Proposed Patent Bill Excludes Software
10 June 2013
New Zealand’s proposed patent bill will not offer protection to software, despite opposition from software developers. The bill was introduced to Parliament in 2008 and underwent its second review in September 2012.
Commerce minister Craig Foss said consultation with the software and IT sector had led to a clarification of the bill’s scope, although labour information technology and communications spokeswoman Clare Curran called the bill a “humiliating backdown.”
“It caused uproar in our innovative IT industry, which knew it would be stifled by constant threats of lawsuits from multinationals,” Curran told Fairfax NZ News.
“The government has worked with the IT sector to clarify details in the bill to ensure computer programmes are not patented in New Zealand,” Foss said. “This has always been our intent and reflects the recommendation of the Select Committee that computer programmes should not be patented in New Zealand.”
It appears that the argument is due to different interpretations about what qualifies software patent.
“I’m confused by Curran’s comments because I think that software patents will still be granted if the exclusion is enacted like new and inventive software that controls a smartphone, or a washing machine, or a car should still be patentable from my brief reading of the draft provisions and explanatory notes,” Wes Jones, a partner at Baldwins in Auckland, tells Asia IP. “Mere use of software for automation of a known process like incorporating a company will be excluded – but that wasn’t patentable previously regardless. Perhaps the confusion lies in what people consider a software patent to be.”

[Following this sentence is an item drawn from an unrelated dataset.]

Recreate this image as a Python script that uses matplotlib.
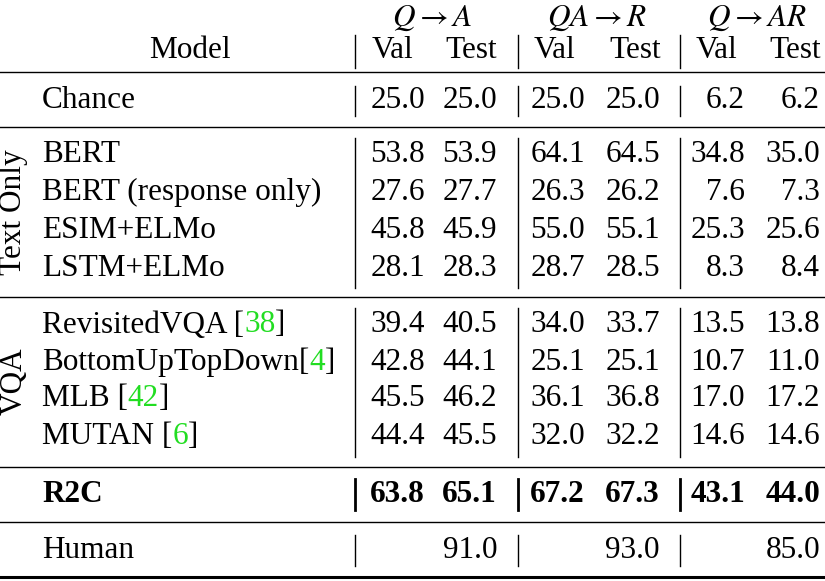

Jones says that one of the problems in New Zealand with the software patentability debate is the lack of understanding on what is meant by a software patent or even how the patent system works. “During the public debate on the issue Curran was quoted, ‘imagine if a piece of music was patented and you could therefore not use the notes in that piece of music.’ The depth of understanding revealed by that comment is rather embarrassing. It hasn’t helped that those presently in parliament haven’t had the benefit of the consideration of the software patentability debate that occurred over 10 years ago. In the long lead up to the patents bill the then Ministry of Economic Development put out a consultation paper and invited submissions. All parties duly went through the process, and the outcome was that the law didn’t need to be changed.”
Jones notes that the bill was drafted in 2004. “Many of us thought the matter had been handled, so it was a surprise to see that the whole issue was opened up again, and I think that latest debate lacked the objectivity of the earlier approach.”
Susan Chalmers, policy director at InternetNZ , the group which oversees the internet in New Zealand, believes that removing software from New Zealand’s patent regime can help software developers innovate freely.
“Software can be protected by more than one IP regime. There’s a crossover with copyright, so while there are different protections, removing the patent side is going to be important for the software development industry here,” Chalmers said. “Also, it’s not so much the IPR itself, it’s just that it’s too strong. What this does will give developers the ability to go ahead and know that they can innovate without fear of being sued or shut down.”
Copyright is indeed another valuable protection for software, but unlike patent law, copyright law will not stop another party from developing a product that does the same thing.
“A lot of New Zealand software isn’t highly technical – we don’t produce smartphones – so one can sympathize with the approach that we don’t really need software patents, and that such patents are obtained by foreigners who will obstruct local development,” Jones says. “But that is a somewhat defeatist view. The industry has been growing despite the ability for software patents to be granted, and the new act will raise standards for patenting, so undeserving patents will be far more difficult to obtain. There is also the point that for any New Zealand entity to be truly successful, it will need to export as our population is only around 4.5 million. Thus successful companies need to prepare and design for the impact of patents in the countries they export to, such as the US and Europe.”